Briefly, the evidence was as follows:
A telephone call was made at 9:37 A.M. from Churchville, N. Y., 100 miles west of Cicero, to the office of petitioner's girl friend in North Tonawanda and was charged to petitioner's credit card. The record shows that the robber left the Cicero bank at 8:05 A.M. Travelling at 70 miles per hour on the thruway, the most direct route back to North Tonawanda, petitioner would have reached Churchville at 9:30 A.M., placed the telephone call, and easily have driven the remaining 50 miles to North Tonawanda by 10:30 A.M., when the record indicates that petitioner called his office from his home.
The head teller gave the robber a torn $1,000 bill, and petitioner deposited a similar $1,000 bill to his own account in a North Tonawanda bank on the day of the crime.
Finally, petitioner owned a rifle of the same description as the one used in the robbery.
Against this array, petitioner was unable to produce any witness to corroborate his alibi.
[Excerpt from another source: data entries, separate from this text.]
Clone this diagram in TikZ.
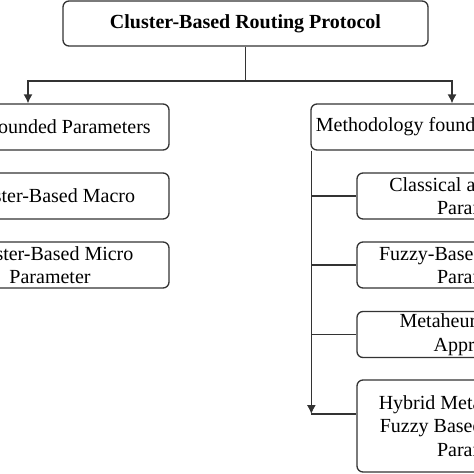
\documentclass[tikz,border=0pt]{standalone}
\usepackage{fontspec}
\setmainfont{Liberation Serif}
\usetikzlibrary{arrows.meta}
\definecolor{edge}{HTML}{333333}
\tikzset{
  box/.style={draw=edge, line width=1.3pt, rounded corners=6pt, align=center,
    inner sep=0pt, font=\fontsize{20}{23.5}\selectfont},
  link/.style={draw=edge, line width=1.3pt},
  arrow/.style={link, -{Latex[length=9pt,width=9pt]}}
}
\begin{document}
\begin{tikzpicture}[x=1pt, y=-1pt]
  \useasboundingbox (0,0) rectangle (474,474);
  \clip (0,0) rectangle (474,474);
  \node[box, minimum width=365, minimum height=45, font=\fontsize{20}{23.5}\selectfont\bfseries] (root) at (245.5,23.5) {Cluster-Based Routing Protocol};
  % left column
  \node[box, minimum width=282, minimum height=46] (param) at (28,127) {Parameter founded Parameters};
  \node[box, minimum width=238, minimum height=46] (macro) at (50,196) {Cluster-Based Macro};
  \node[box, minimum width=238, minimum height=46] (micro) at (50,265) {Cluster-Based Micro\\Parameter};
  % right column
  \node[box, minimum width=282, minimum height=46] (method) at (452,127) {Methodology founded Parameters};
  \node[box, minimum width=249, minimum height=46] (classic) at (481.5,196) {Classical and Heuristic\\Parameters};
  \node[box, minimum width=249, minimum height=46] (fuzzy) at (481.5,265) {Fuzzy-Based Approaches\\Parameters};
  \node[box, minimum width=249, minimum height=46] (meta) at (481.5,334.5) {Metaheuristic Based\\Approaches};
  \node[box, minimum width=249, minimum height=92] (hybrid) at (481.5,426) {Hybrid Metaheuristic and\\Fuzzy Based Approaches\\Parameters};

  \coordinate (fork) at (245.5,81);
  \draw[link] (root.south) -- (fork);
  \draw[arrow] (fork) -| (param.north);
  \draw[arrow] (fork) -| (method.north);

  \coordinate (trunk) at ([xshift=1pt]method.south west);
  \coordinate (corner) at (trunk |- 0,414);
  \draw[arrow] (trunk) -- (corner);
  \draw[link] (corner) -- (corner -| hybrid.west);
  \foreach \n in {classic,fuzzy,meta}
    \draw[link] (trunk |- \n.west) -- (\n.west);
\end{tikzpicture}
\end{document}
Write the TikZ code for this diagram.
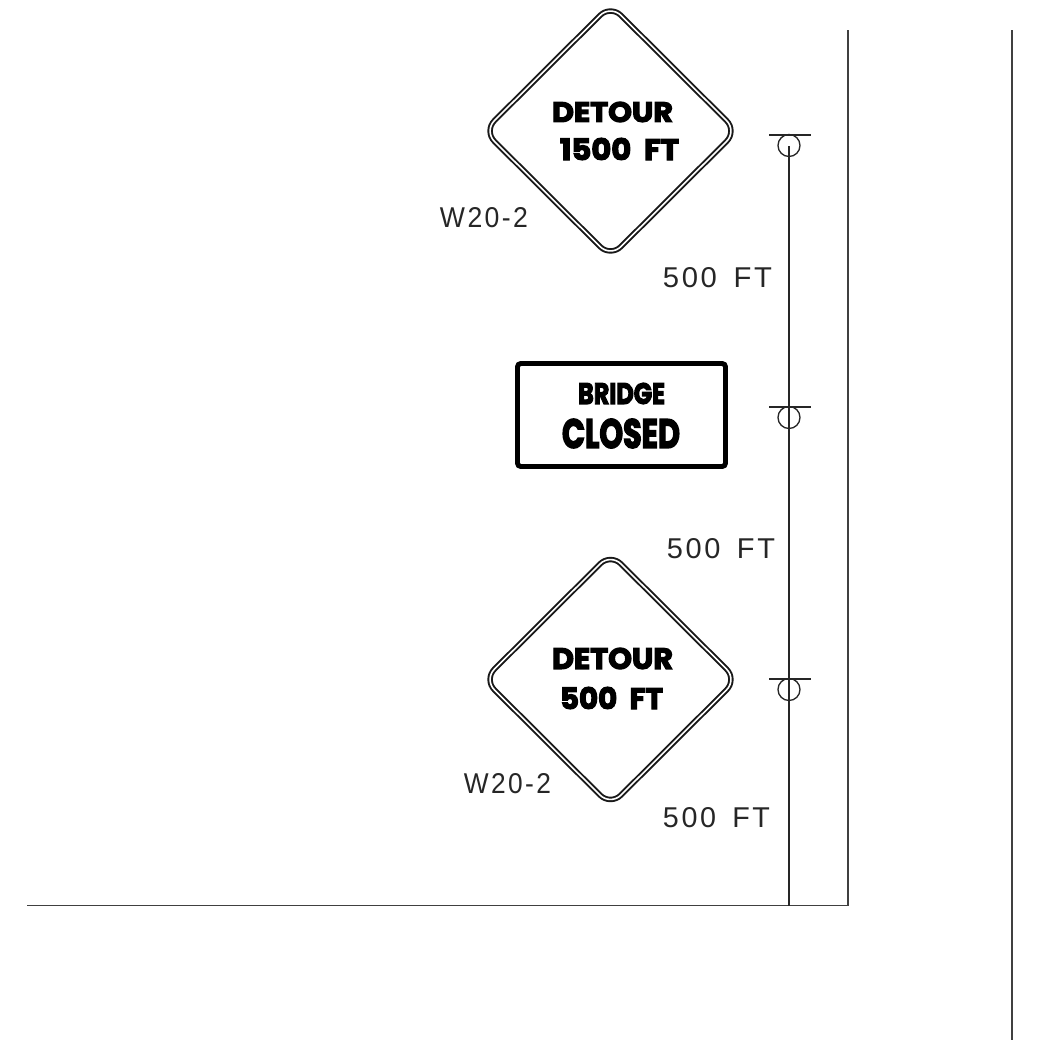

All he could do was point to minor discrepancies in the prosecution's evidence, show that he was at work in Buffalo by lunch time, and produce a witness who was unable to identify him as the person he had seen in the bank parking lot at 6:30 A.M. on the day of the crime.
In light of the strong case against petitioner, there is no reasonable likelihood that Mrs. Frawley's vague and untenable corroboration of his flimsy and forsaken alibi would have a reasonable likelihood of changing the judgment of the jury.
Accordingly, petitioner's motion to vacate his conviction and sentence, pursuant to 28 U.S.C. § 2255, is denied.